Unlike the FTL, a state warrant frequently carries the force of a civil court judgment, allowing for immediate enforcement actions. These actions can include the seizure of bank accounts through a levy, the garnishment of wages, or the seizure and sale of specific property. Both the NFTL and the state warrant establish the government’s priority claim over non-secured creditors.

Public notice is required under IRC Section 6323. The government must file the NFTL to achieve priority over certain third parties who may have claims against the property. Without this filing, the government’s claim would be subordinate to many of the taxpayer’s other secured obligations.

How Tax Authorities Create Public Records

The creation of a public tax judgment record is the final step in a defined procedural sequence mandated by federal and state law. The process begins internally within the administrative “Tax Processing Unit” with the initial assessment of the tax liability. This assessment occurs when a tax return is processed, an audit is concluded, or a substitute for return is filed by the agency.

Once the assessment is finalized, the first mandatory step is the issuance of a statutory Notice and Demand for Payment. If the debt remains unpaid following this initial demand, the collections division takes over.

The failure to satisfy the debt within the statutory period grants the tax authority the right to proceed with enforcement. Before filing the public record, the IRS must issue a subsequent notice, including the Notice of Intent to Levy and the right to a Collection Due Process (CDP) Hearing. This provides the taxpayer with a final administrative opportunity to contest the liability or propose an alternative resolution.

Only after the statutory notice period expires, and the taxpayer has failed to pay or engage in a resolution process, can the collections division file the public document. The filing of the Notice of Federal Tax Lien transforms the private tax debt into a public record against all of the taxpayer’s property. State revenue agencies follow a similar protocol, issuing a final demand letter before filing the tax warrant or judgment with the local recording office.

The decision to file the NFTL or a state warrant is a formal legal step executed by the collections branch, not the initial processing unit. This action is carefully documented internally, authorizing the filing of the NFTL in the appropriate jurisdiction. This procedural rigor ensures that the taxpayer’s due process rights are respected before a public judgment is incurred.

Locating and Accessing Public Tax Judgments

Taxpayers or interested parties seeking to confirm the existence and details of a public tax judgment must know where these records are officially maintained. Federal Tax Liens and State Tax Warrants are not typically filed with a centralized federal or state database for public search purposes. They are instead recorded at the county level where the taxpayer resides or owns real property.

The correct repository is usually the County Recorder’s Office, the Register of Deeds, or the County Clerk’s Office, depending on the specific state and county. These offices maintain public indexes of all recorded documents, including property deeds, mortgages, and tax liens. Most jurisdictions now offer online portals where searches can be performed using the taxpayer’s name or a property’s legal description.

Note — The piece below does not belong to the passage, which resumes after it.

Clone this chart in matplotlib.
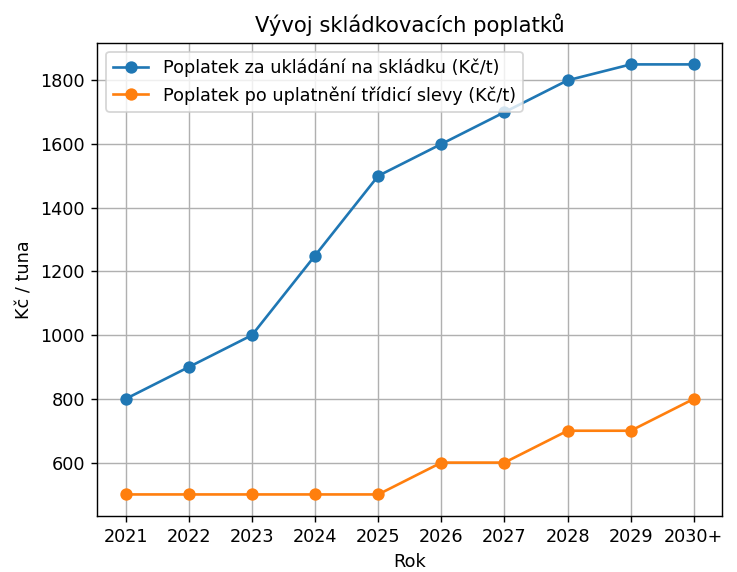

A search of the county records provides the official filing date, the document number, and the specific amount of the liability claimed by the government. This information is necessary for any title search or due diligence related to a property transaction.

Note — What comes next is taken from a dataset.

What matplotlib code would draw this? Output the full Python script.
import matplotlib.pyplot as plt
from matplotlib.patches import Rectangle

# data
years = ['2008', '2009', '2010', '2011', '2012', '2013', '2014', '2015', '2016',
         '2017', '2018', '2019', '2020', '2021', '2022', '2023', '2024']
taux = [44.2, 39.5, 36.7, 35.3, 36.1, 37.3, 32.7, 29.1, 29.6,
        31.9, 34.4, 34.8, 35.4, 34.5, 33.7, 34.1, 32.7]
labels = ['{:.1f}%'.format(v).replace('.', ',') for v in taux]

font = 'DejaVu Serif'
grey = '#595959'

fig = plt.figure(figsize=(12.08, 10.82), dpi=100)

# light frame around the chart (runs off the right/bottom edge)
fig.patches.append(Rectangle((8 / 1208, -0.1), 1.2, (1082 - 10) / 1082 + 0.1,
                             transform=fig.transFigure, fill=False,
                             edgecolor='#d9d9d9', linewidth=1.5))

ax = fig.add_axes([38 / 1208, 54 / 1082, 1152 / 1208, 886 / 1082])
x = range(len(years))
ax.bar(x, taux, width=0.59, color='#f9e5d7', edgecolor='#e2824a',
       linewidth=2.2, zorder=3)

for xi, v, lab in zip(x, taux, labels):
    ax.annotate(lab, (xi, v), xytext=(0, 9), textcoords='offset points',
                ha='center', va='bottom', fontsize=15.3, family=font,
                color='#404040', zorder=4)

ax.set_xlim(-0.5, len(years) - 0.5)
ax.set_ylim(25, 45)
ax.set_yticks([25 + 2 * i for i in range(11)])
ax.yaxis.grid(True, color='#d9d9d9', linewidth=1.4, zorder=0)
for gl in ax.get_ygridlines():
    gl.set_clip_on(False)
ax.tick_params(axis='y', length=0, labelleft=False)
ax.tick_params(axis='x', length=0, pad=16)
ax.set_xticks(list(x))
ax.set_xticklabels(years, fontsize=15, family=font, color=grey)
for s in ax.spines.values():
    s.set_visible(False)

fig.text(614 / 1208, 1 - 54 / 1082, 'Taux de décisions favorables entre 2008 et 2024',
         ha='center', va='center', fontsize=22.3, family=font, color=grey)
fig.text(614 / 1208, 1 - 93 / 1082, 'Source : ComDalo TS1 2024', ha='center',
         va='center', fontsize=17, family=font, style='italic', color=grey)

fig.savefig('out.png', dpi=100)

Beyond the county recording offices, public tax judgments are regularly reported to the three major consumer credit reporting agencies. The presence of an NFTL or state judgment on a credit report significantly impacts the taxpayer’s credit score and access to financing. Taxpayers should obtain copies of their credit reports to verify the accuracy of any reported tax liens.

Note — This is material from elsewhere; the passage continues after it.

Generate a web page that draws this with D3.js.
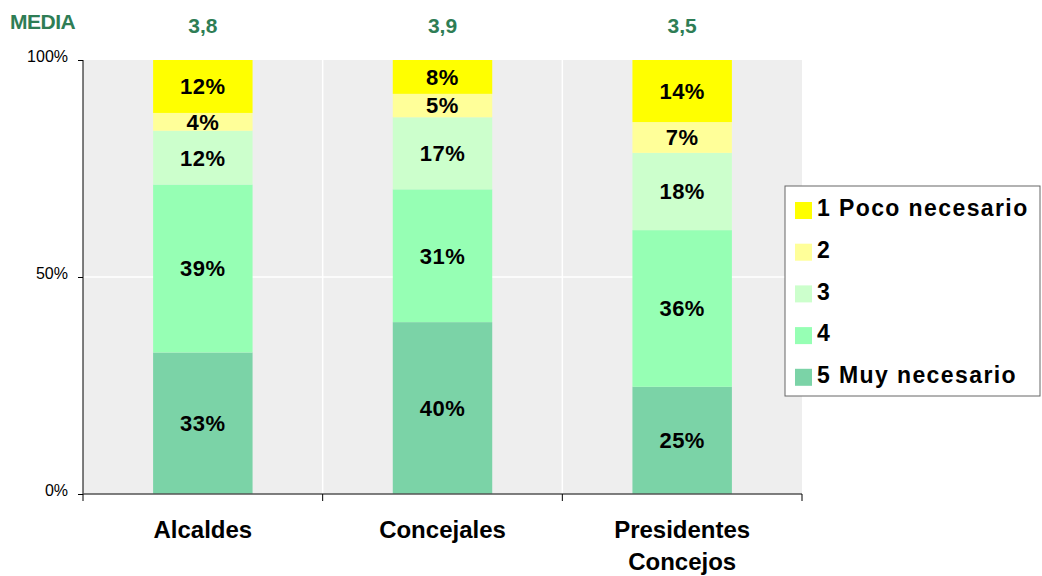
<!DOCTYPE html>
<html>
<head>
<meta charset="utf-8">
<script src="https://cdn.jsdelivr.net/npm/d3@7"></script>
<style>
  body { margin: 0; background: #fff; }
  svg { font-family: Arial, "Liberation Sans", sans-serif; }
</style>
</head>
<body>
<svg width="1042" height="576"></svg>
<script>
// data (percent, bottom segment first)
var categories = ["Alcaldes", "Concejales", "Presidentes Concejos"];
var seriesNames = ["5 Muy necesario", "4", "3", "2", "1 Poco necesario"];
var muyNecesario = [32.6, 39.6, 24.7];
var cuatro = [38.7, 30.6, 36.1];
var tres = [12.4, 16.6, 17.8];
var dos = [4.1, 5.4, 7.1];
var pocoNecesario = [12.2, 7.8, 14.3];
var medias = ["3,8", "3,9", "3,5"];
var yTicks = [0, 50, 100];
var colors = ["#7bd3a7", "#96ffb4", "#ccffcc", "#ffff99", "#ffff00"];

var svg = d3.select("svg");
var margin = {top: 60, left: 83, right: 240, bottom: 82};
var width = 1042 - margin.left - margin.right,
    height = 576 - margin.top - margin.bottom;

var g = svg.append("g").attr("transform", "translate(" + margin.left + "," + margin.top + ")");

var x = d3.scaleBand().domain(categories).range([0, width]).paddingInner(0).paddingOuter(0);
var y = d3.scaleLinear().domain([0, 100]).range([height, 0]);

var table = categories.map(function (c, i) {
    return {cat: c, s0: muyNecesario[i], s1: cuatro[i], s2: tres[i], s3: dos[i], s4: pocoNecesario[i]};
});
var stack = d3.stack().keys(["s0", "s1", "s2", "s3", "s4"]);
var layers = stack(table);

// background
g.append("rect").attr("width", width).attr("height", height).attr("fill", "#eeeeee");

// gridlines
g.selectAll(".vgrid")
    .data(categories.slice(1))
    .enter().append("line")
    .attr("x1", function (d) { return x(d); })
    .attr("x2", function (d) { return x(d); })
    .attr("y1", 0).attr("y2", height)
    .style("stroke", "#ffffff").style("stroke-width", 1.5);
g.append("line")
    .attr("x1", 0).attr("x2", width)
    .attr("y1", y(50)).attr("y2", y(50))
    .style("stroke", "#ffffff").style("stroke-width", 1.5);

var barW = x.bandwidth() * 0.415;

var layer = g.selectAll(".layer")
    .data(layers)
    .enter().append("g")
    .attr("class", "layer")
    .attr("fill", function (d, i) { return colors[i]; });

layer.selectAll("rect")
    .data(function (d) { return d; })
    .enter().append("rect")
    .attr("x", function (d) { return x(d.data.cat) + (x.bandwidth() - barW) / 2; })
    .attr("width", barW)
    .attr("y", function (d) { return y(d[1]); })
    .attr("height", function (d) { return y(d[0]) - y(d[1]); });

layer.selectAll("text")
    .data(function (d) { return d; })
    .enter().append("text")
    .attr("x", function (d) { return x(d.data.cat) + x.bandwidth() / 2; })
    .attr("y", function (d) { return (y(d[0]) + y(d[1])) / 2; })
    .attr("dy", "0.36em")
    .attr("text-anchor", "middle")
    .style("font-size", "22px")
    .style("font-weight", "bold")
    .style("letter-spacing", "0.5px")
    .style("fill", "#000")
    .text(function (d) { return Math.round(d[1] - d[0]) + "%"; });

// y axis
var yAxis = g.append("g")
    .call(d3.axisLeft(y).tickValues(yTicks).tickSize(5).tickFormat(function (d) { return d + "%"; }));
yAxis.select(".domain").attr("stroke", "#000").attr("d", "M0," + height + "V0");
yAxis.selectAll(".tick line").attr("stroke", "#000");
yAxis.selectAll("text").style("font-size", "16px").style("fill", "#000").attr("x", -15).attr("dy", "0.1em");

// x axis
var xAxis = g.append("g").attr("transform", "translate(0," + height + ")");
xAxis.append("line").attr("x1", 0).attr("x2", width).attr("y1", 0).attr("y2", 0)
    .style("stroke", "#555").style("stroke-width", 1.5);
xAxis.selectAll(".xt")
    .data(d3.range(categories.length + 1))
    .enter().append("line")
    .attr("x1", function (d) { return d * x.step(); })
    .attr("x2", function (d) { return d * x.step(); })
    .attr("y1", 0).attr("y2", 7)
    .style("stroke", "#000");

var catLabel = xAxis.selectAll(".cat")
    .data(categories)
    .enter().append("text")
    .attr("x", function (d) { return x(d) + x.bandwidth() / 2; })
    .attr("y", 44)
    .attr("text-anchor", "middle")
    .style("font-size", "24px")
    .style("font-weight", "bold")
    .style("fill", "#000");
catLabel.each(function (d) {
    var words = d === "Presidentes Concejos" ? ["Presidentes", "Concejos"] : [d];
    var t = d3.select(this);
    words.forEach(function (w, i) {
        t.append("tspan").attr("x", x(d) + x.bandwidth() / 2).attr("dy", i ? 32 : 0).text(w);
    });
});

// media row
svg.append("text")
    .attr("x", 10).attr("y", 29)
    .style("font-size", "21px").style("font-weight", "bold")
    .style("fill", "#2e7d55").style("letter-spacing", "-0.5px")
    .text("MEDIA");
g.selectAll(".media")
    .data(medias)
    .enter().append("text")
    .attr("x", function (d, i) { return x(categories[i]) + x.bandwidth() / 2; })
    .attr("y", -27)
    .attr("text-anchor", "middle")
    .style("font-size", "21px").style("font-weight", "bold")
    .style("fill", "#2e7d55")
    .text(function (d) { return d; });

// legend
var legend = svg.append("g").attr("transform", "translate(785,186)");
legend.append("rect").attr("width", 255).attr("height", 210)
    .attr("fill", "#fff").attr("stroke", "#666").attr("stroke-width", 1);
var legendOrder = [4, 3, 2, 1, 0];
var item = legend.selectAll(".item")
    .data(legendOrder)
    .enter().append("g")
    .attr("transform", function (d, i) { return "translate(10," + (23 + i * 41.7) + ")"; });
item.append("rect")
    .attr("x", 0).attr("y", -7).attr("width", 17).attr("height", 17)
    .attr("fill", function (d) { return colors[d]; });
item.append("text")
    .attr("x", 22).attr("y", -1).attr("dy", "0.36em")
    .style("font-size", "23px").style("font-weight", "bold")
    .style("letter-spacing", "1.4px")
    .text(function (d) { return seriesNames[d]; });
</script>
</body>
</html>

Under the Fair Credit Reporting Act (FCRA), taxpayers have the right to dispute inaccuracies found on their credit reports. While the underlying tax debt remains valid, an incorrect filing date or amount must be corrected by the reporting agency. The official county record serves as the definitive source document for validating the accuracy of the credit report entry.

Removing or Releasing Public Tax Judgments

The process of clearing a public tax judgment record is distinct from resolving the underlying tax debt itself. Once the liability is fully satisfied through payment, the tax authority is legally required to issue a release document. For a Federal Tax Lien, the IRS issues a Certificate of Release of Notice of Federal Tax Lien.

This Certificate of Release must then be formally filed by the taxpayer or their representative with the same County Recorder’s Office that holds the original NFTL. Proper recordation of this document is necessary to clear the cloud on the property title and update the public index. State tax agencies issue a similar document, often termed a Satisfaction of Judgment or a Warrant Release.

Alternative resolution procedures can also lead to the modification or complete removal of the public record, even without full payment. The IRS can issue a Certificate of Discharge of Property from Federal Tax Lien under IRC Section 6325. This action removes the lien from a specific piece of property while the lien remains attached to the taxpayer’s other assets.

Another tool is the Withdrawal of the Notice of Federal Tax Lien, authorized under IRC Section 6323. A withdrawal removes the public NFTL as if it were never filed. This can occur if the taxpayer enters into an installment agreement or if the IRS determines the withdrawal would facilitate collection.

The distinction between a release and a withdrawal is important, as a withdrawal generally has a better effect on a taxpayer’s credit history and public standing. A third option, Subordination of Federal Tax Lien, does not remove the public record but allows other creditors to take priority over the federal lien. This is often used during refinancing to allow a new mortgage lender to secure their interest first.

Subordination is documented using an application for a Certificate of Subordination of Federal Tax Lien. For all resolution methods, the taxpayer must ensure the resulting official document—Release, Withdrawal, or Subordination Certificate—is physically recorded in the county land records. Failure to file the document means the public record of the lien will remain in the county index, hindering future transactions.